Front-end DTI (or housing ratio) only includes your housing expenses (mortgage principal, interest, taxes, insurance, and HOA fees) divided by your gross income. Back-end DTI includes all your debt obligations plus the new mortgage payment. Lenders typically care more about back-end DTI because it shows your complete financial picture.
Does my 401k loan payment count in my DTI?
Yes, 401k loan payments are included in your DTI calculation because they’re a legal obligation to repay. However, some lenders may exclude them if you can document that the loan will be paid off before closing or if the payments will end within 10-12 months. Always check with your specific lender about their policy.
How does student loan deferment affect my DTI?

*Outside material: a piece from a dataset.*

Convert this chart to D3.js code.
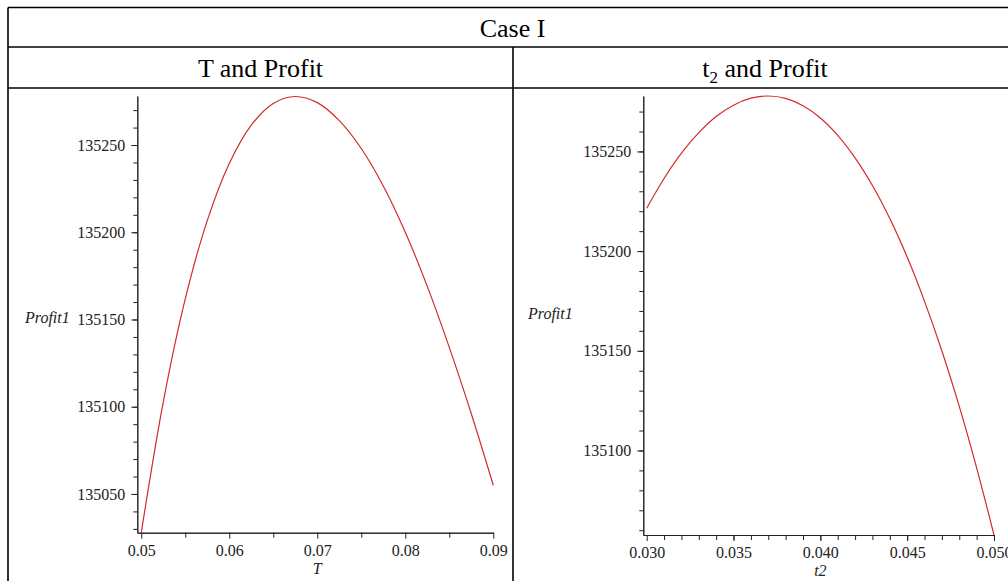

If your student loans are in deferment, lenders will typically use 1% of the outstanding balance as your monthly payment for DTI calculation purposes. For example, if you have $50,000 in deferred student loans, the lender will count $500/month against your DTI. Some loan programs like FHA may use the actual payment amount if you can document what it will be when repayment begins.

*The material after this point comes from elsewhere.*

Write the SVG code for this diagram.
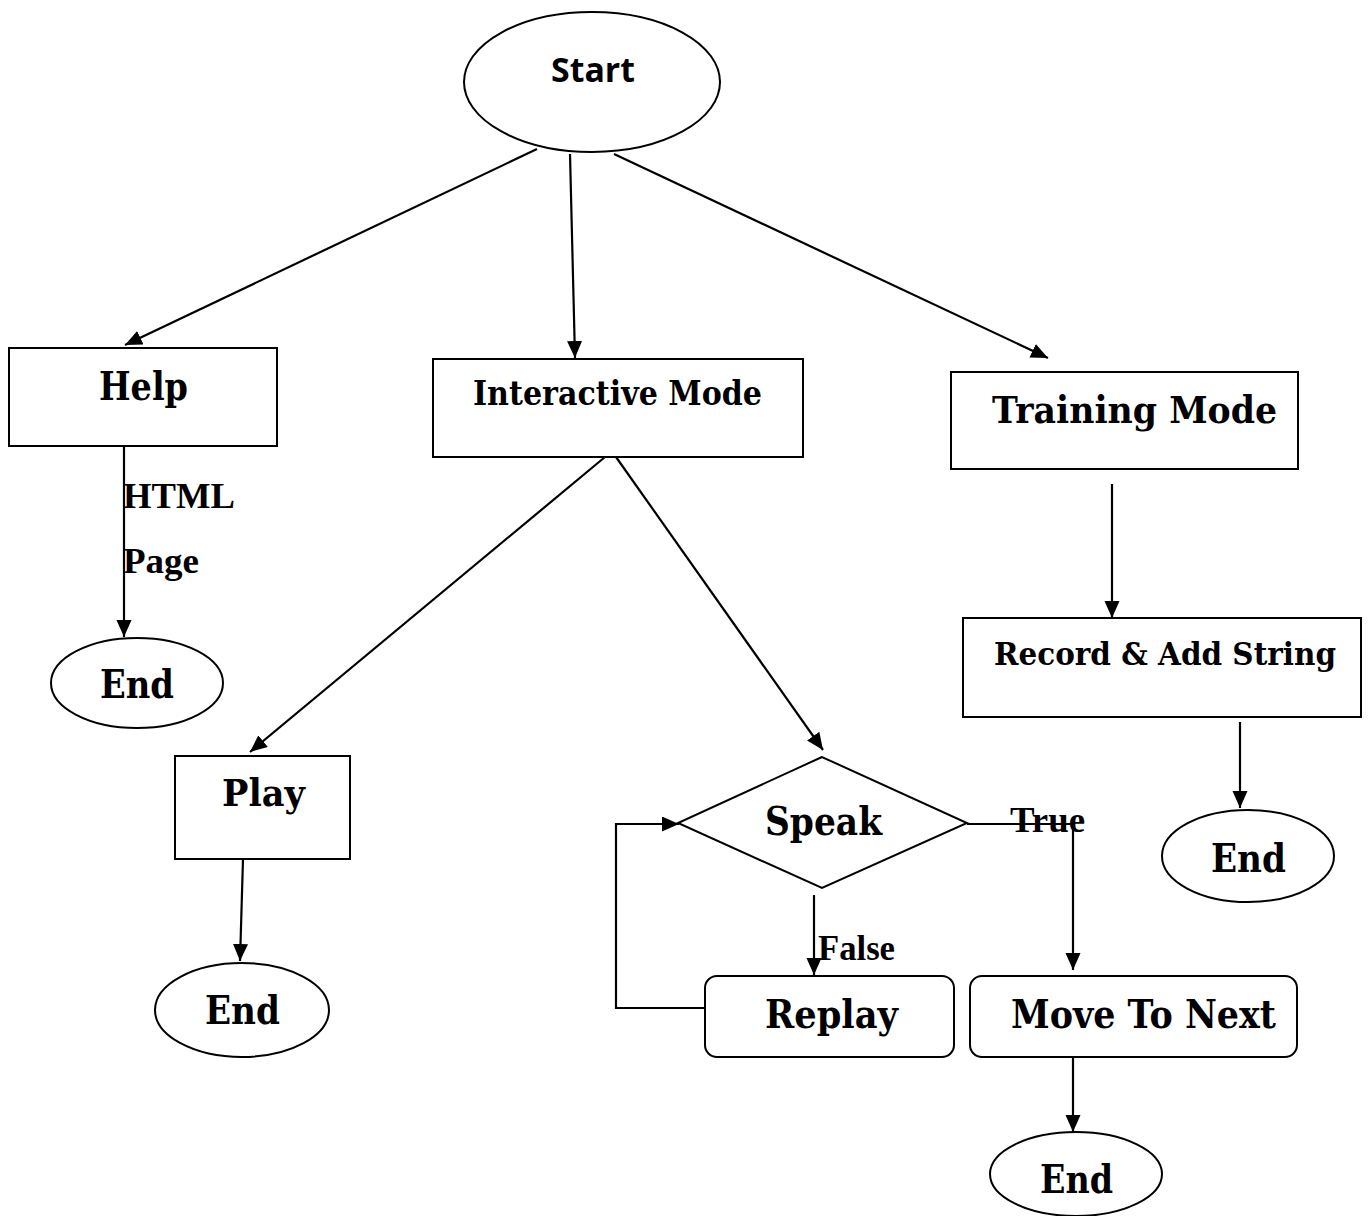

Can I get a mortgage with a 50% DTI?
While possible, it’s extremely difficult. FHA loans may approve up to 50% DTI with strong compensating factors (excellent credit, large down payment, substantial reserves). Conventional loans typically max out at 45% with compensating factors. VA loans are more flexible but still rarely approve DTIs above 50%. You’ll almost always get better terms by reducing your DTI below 43%.
Does alimony or child support count in my DTI?
Yes, court-ordered alimony and child support payments are always included in your DTI calculation. However, if you receive alimony or child support, you can choose whether to include it as income (it must continue for at least 3 years to be considered). The lender will require divorce decrees or court orders as documentation.
How accurate is this DTI calculator compared to what lenders will calculate?
This calculator uses the exact same formulas that mortgage underwriters use. However, there might be slight variations because: 1) Lenders may discover debts you forgot to include, 2) They use slightly different methods for calculating student loan payments, 3) They may include or exclude certain income types differently. For complete accuracy, you should get pre-approved with a lender who will pull your credit report and verify all income/debt.
What’s the fastest way to lower my DTI before applying for a mortgage?
The quickest ways are: 1) Pay off credit cards (even $500 can make a difference), 2) Pay down installment loans to reduce monthly payments, 3) Increase your income with overtime or a side job, 4) Ask for a credit limit increase on cards (without using the extra credit). Avoid opening new accounts or making large purchases. Even small improvements (1-2% DTI reduction) can significantly improve your loan terms.